Extract every line where the string "image" appears.

**Data for this exercise**
-=-=-=-=-

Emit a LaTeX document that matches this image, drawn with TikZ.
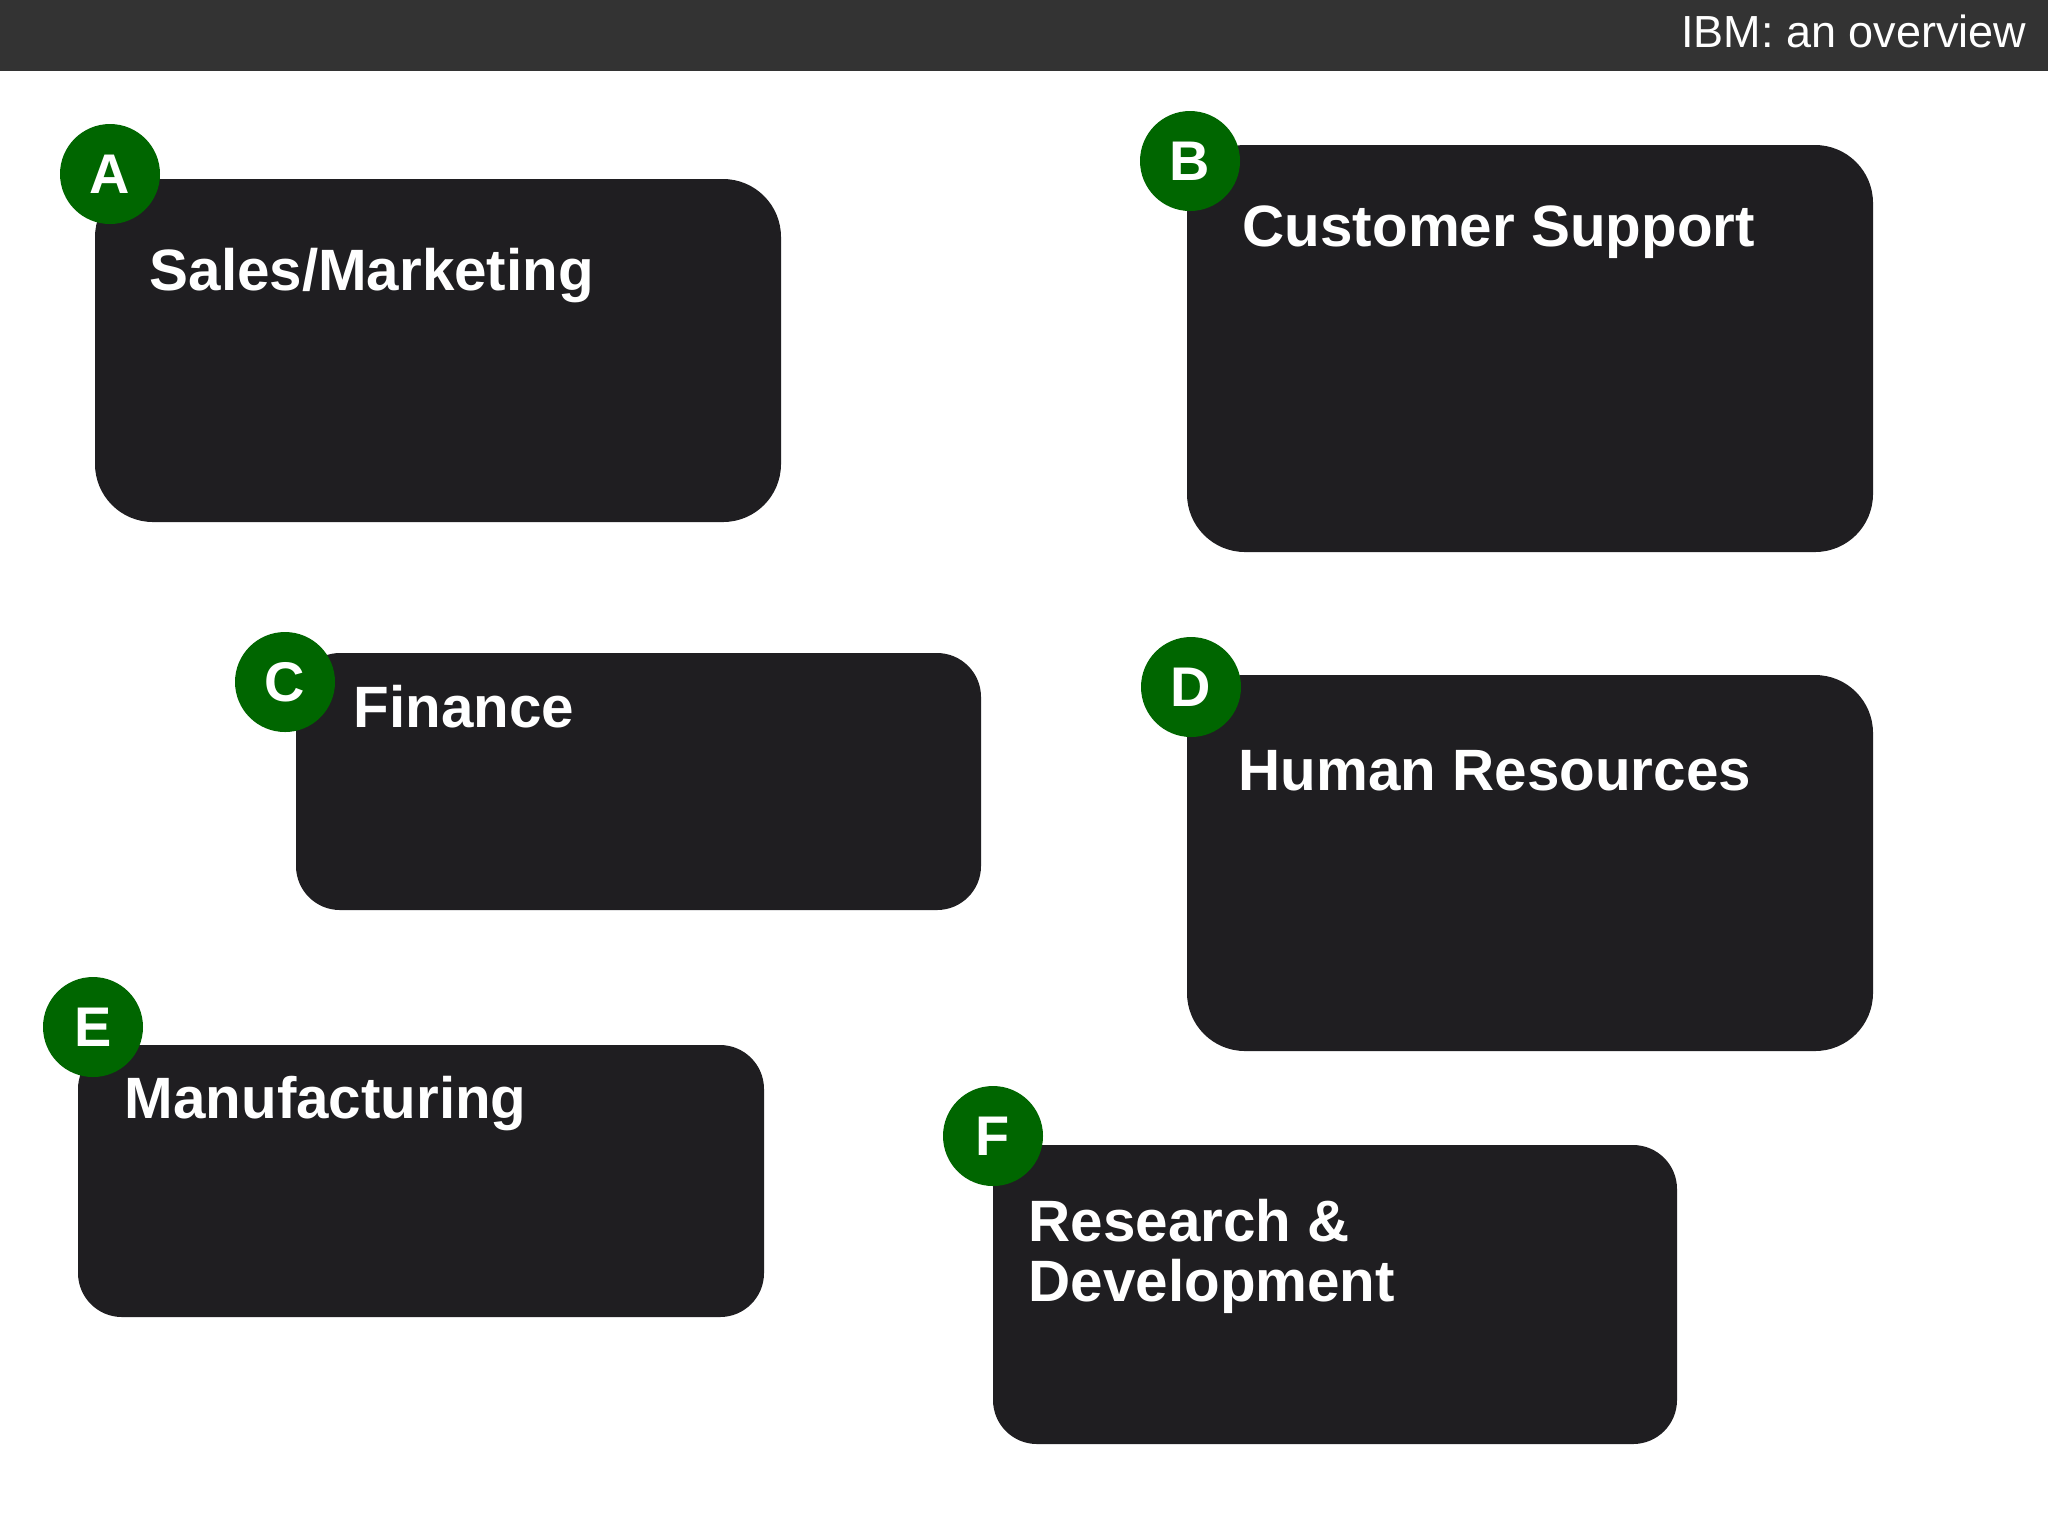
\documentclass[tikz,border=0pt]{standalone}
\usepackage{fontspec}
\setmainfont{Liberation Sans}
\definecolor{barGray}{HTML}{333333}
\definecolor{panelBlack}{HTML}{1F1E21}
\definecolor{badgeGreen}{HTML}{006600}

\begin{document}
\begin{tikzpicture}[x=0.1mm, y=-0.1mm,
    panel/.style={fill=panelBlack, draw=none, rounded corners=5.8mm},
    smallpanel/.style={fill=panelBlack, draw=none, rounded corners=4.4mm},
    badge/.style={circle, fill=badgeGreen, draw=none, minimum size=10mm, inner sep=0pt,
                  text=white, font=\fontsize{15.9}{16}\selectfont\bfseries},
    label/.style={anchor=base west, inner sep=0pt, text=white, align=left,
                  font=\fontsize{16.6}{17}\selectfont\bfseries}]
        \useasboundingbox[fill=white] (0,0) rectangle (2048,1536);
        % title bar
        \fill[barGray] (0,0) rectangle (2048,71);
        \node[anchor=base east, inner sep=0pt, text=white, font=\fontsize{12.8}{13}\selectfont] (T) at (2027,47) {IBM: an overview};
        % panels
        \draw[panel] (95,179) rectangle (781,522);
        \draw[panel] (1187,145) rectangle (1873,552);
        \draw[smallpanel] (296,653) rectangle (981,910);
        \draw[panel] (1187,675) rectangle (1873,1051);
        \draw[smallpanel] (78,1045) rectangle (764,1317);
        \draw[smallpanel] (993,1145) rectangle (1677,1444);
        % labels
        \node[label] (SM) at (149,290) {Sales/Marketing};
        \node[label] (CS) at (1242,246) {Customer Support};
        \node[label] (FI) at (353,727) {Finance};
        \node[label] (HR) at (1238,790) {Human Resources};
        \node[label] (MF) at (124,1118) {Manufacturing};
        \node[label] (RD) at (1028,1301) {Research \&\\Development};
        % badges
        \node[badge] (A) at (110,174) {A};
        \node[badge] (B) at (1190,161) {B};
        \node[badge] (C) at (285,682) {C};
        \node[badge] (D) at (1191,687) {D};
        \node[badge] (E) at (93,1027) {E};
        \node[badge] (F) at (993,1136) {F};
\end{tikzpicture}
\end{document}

-=-=-=-=-

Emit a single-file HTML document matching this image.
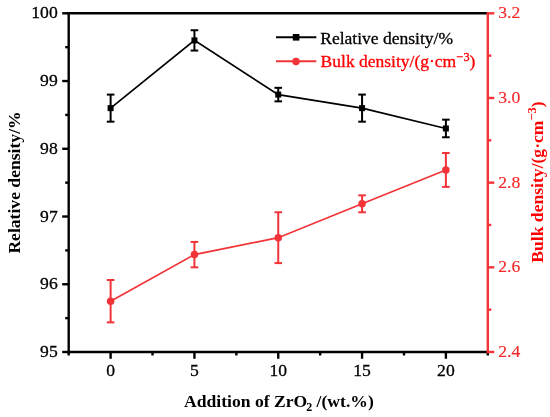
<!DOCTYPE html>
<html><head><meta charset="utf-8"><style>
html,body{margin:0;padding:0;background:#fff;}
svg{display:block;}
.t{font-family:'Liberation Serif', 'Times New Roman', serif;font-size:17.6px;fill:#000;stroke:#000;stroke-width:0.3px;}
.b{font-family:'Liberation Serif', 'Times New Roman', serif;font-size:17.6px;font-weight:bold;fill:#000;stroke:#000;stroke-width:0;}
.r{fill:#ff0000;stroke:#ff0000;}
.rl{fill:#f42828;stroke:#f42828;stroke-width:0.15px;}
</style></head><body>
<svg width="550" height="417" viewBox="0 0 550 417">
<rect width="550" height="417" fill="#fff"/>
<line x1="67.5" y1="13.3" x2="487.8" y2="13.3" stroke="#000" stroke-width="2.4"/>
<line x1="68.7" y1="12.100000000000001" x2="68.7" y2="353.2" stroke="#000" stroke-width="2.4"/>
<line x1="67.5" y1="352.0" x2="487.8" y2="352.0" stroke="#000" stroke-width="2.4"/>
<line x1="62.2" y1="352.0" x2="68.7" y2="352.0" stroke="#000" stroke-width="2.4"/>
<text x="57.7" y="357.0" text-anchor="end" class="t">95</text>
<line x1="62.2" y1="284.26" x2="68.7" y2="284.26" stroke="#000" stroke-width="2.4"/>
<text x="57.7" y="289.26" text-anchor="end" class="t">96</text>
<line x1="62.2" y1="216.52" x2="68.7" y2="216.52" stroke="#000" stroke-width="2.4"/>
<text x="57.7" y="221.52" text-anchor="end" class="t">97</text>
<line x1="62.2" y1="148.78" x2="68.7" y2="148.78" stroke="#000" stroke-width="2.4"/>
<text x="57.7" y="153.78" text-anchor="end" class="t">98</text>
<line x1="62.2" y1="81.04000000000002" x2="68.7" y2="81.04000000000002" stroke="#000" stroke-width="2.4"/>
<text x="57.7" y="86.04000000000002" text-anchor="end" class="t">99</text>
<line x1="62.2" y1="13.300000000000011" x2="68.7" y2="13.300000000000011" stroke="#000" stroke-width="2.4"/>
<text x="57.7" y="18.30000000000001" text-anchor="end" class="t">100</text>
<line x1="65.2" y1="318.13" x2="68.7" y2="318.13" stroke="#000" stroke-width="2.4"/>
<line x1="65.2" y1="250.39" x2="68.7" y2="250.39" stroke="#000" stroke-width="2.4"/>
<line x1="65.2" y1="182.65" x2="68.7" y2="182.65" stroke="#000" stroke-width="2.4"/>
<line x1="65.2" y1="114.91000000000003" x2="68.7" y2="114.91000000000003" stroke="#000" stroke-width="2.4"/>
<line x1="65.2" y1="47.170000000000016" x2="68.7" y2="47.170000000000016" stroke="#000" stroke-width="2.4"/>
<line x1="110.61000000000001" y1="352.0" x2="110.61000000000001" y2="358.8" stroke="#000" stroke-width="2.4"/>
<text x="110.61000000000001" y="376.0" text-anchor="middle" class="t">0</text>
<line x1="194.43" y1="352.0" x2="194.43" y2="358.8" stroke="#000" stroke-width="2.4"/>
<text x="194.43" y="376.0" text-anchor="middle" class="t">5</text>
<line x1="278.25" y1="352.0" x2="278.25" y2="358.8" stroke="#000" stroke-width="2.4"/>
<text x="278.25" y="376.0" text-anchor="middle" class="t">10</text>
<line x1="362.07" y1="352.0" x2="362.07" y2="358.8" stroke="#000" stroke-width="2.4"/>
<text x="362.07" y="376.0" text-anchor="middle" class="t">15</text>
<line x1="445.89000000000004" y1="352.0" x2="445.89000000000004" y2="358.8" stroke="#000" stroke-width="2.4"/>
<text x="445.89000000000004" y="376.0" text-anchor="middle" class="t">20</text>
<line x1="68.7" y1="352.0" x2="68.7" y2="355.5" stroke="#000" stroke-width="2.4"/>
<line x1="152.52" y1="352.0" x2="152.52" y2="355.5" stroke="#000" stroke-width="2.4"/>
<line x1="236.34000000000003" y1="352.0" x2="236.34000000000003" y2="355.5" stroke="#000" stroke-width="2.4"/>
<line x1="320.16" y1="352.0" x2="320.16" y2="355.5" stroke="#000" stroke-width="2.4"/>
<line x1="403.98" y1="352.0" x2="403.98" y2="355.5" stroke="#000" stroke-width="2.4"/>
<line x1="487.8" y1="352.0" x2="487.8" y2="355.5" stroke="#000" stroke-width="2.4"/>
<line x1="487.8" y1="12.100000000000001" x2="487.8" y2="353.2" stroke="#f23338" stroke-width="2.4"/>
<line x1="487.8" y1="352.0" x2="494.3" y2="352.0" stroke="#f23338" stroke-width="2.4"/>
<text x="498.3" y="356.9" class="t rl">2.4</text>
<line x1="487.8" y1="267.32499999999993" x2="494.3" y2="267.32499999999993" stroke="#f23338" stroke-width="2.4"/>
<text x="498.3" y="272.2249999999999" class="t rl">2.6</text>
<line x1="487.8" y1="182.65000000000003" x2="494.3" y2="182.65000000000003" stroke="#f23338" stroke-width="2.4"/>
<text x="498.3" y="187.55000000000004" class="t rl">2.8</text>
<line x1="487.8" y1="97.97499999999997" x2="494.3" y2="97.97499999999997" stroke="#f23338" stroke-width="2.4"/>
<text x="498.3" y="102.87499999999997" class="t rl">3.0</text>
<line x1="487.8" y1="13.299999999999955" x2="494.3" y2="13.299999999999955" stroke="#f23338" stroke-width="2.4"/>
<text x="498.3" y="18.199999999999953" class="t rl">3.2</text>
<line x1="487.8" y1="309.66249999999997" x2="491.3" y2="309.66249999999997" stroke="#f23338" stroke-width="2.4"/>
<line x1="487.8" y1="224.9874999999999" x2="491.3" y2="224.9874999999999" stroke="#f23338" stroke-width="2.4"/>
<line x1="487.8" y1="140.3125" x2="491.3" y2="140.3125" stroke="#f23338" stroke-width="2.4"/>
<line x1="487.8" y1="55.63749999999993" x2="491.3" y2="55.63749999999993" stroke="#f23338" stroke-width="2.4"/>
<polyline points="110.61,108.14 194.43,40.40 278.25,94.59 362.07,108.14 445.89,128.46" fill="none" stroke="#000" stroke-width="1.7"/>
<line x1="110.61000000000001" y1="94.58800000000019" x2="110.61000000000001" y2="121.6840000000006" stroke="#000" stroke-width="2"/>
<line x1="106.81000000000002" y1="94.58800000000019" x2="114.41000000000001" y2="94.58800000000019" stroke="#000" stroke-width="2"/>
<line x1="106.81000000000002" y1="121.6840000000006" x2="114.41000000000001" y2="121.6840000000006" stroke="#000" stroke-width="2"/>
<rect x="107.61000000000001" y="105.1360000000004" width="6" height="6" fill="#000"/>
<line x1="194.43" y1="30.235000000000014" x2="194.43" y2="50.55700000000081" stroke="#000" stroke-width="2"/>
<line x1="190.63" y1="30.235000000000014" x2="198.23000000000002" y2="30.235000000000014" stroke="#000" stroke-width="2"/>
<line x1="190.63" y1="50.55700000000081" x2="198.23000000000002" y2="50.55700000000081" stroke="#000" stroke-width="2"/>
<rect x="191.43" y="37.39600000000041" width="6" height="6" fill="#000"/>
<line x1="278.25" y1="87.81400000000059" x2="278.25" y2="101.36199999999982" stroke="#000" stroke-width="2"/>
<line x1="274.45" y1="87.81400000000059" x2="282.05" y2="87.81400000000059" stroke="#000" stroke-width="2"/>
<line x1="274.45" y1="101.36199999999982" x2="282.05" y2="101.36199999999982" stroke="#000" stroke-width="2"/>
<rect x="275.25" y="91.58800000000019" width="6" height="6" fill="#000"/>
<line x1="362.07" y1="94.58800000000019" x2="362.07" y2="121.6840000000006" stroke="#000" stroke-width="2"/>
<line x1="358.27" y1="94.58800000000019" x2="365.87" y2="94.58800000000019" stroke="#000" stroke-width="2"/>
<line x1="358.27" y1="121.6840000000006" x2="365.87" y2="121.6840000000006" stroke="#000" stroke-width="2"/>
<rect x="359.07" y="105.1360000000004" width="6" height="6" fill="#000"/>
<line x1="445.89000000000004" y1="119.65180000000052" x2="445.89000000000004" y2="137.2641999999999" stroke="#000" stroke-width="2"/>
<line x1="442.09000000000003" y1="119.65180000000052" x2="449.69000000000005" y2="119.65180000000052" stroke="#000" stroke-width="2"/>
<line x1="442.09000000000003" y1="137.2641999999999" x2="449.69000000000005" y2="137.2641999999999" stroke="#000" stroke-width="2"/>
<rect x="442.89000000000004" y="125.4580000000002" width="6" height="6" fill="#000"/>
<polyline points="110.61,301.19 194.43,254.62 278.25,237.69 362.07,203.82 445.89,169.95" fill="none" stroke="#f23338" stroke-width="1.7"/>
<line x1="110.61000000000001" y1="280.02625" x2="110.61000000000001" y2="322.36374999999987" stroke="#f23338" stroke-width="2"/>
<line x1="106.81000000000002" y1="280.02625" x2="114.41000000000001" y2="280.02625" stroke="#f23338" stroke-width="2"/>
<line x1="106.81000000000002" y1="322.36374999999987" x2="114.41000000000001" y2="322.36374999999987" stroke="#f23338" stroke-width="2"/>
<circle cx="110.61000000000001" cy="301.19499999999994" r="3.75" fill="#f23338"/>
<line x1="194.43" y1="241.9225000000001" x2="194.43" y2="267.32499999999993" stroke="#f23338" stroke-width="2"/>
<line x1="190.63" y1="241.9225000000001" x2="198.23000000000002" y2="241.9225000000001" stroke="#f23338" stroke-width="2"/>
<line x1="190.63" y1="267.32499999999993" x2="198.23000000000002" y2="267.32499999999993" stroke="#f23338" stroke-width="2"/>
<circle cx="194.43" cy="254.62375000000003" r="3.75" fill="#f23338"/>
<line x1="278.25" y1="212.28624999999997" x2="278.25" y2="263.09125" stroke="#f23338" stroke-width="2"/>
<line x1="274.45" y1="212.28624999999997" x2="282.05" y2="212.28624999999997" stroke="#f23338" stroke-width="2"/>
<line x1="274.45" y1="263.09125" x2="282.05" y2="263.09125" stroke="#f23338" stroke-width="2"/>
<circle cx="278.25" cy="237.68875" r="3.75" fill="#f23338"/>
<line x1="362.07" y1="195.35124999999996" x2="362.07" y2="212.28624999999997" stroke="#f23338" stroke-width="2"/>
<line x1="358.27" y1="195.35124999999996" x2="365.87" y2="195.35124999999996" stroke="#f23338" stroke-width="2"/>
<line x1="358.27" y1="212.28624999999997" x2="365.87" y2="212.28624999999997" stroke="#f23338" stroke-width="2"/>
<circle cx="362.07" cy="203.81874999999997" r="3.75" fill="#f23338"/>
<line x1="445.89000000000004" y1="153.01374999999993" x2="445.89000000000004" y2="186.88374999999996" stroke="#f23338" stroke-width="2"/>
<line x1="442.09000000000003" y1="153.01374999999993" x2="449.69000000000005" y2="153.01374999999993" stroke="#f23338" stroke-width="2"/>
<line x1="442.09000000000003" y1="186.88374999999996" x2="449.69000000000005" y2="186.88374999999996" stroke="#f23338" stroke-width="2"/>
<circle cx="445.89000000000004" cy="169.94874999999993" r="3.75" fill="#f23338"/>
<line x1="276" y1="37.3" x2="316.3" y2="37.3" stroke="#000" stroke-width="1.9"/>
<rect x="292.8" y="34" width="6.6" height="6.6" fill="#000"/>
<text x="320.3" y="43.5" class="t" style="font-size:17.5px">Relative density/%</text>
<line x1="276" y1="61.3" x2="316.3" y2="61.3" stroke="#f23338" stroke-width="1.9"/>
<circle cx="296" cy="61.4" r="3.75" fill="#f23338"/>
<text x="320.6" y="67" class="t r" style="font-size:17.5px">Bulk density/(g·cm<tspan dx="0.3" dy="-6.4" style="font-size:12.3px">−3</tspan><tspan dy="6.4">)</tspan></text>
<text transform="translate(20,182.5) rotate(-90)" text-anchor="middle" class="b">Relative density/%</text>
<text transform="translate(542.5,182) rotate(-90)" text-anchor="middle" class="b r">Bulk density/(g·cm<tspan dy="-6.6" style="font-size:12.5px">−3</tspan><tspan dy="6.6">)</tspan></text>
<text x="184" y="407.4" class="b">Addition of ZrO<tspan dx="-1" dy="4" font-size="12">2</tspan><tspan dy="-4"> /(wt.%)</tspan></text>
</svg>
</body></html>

-=-=-=-=-

**Answer to this problem**
Emit a LaTeX document that matches this image, drawn with TikZ.
Emit a single-file HTML document matching this image.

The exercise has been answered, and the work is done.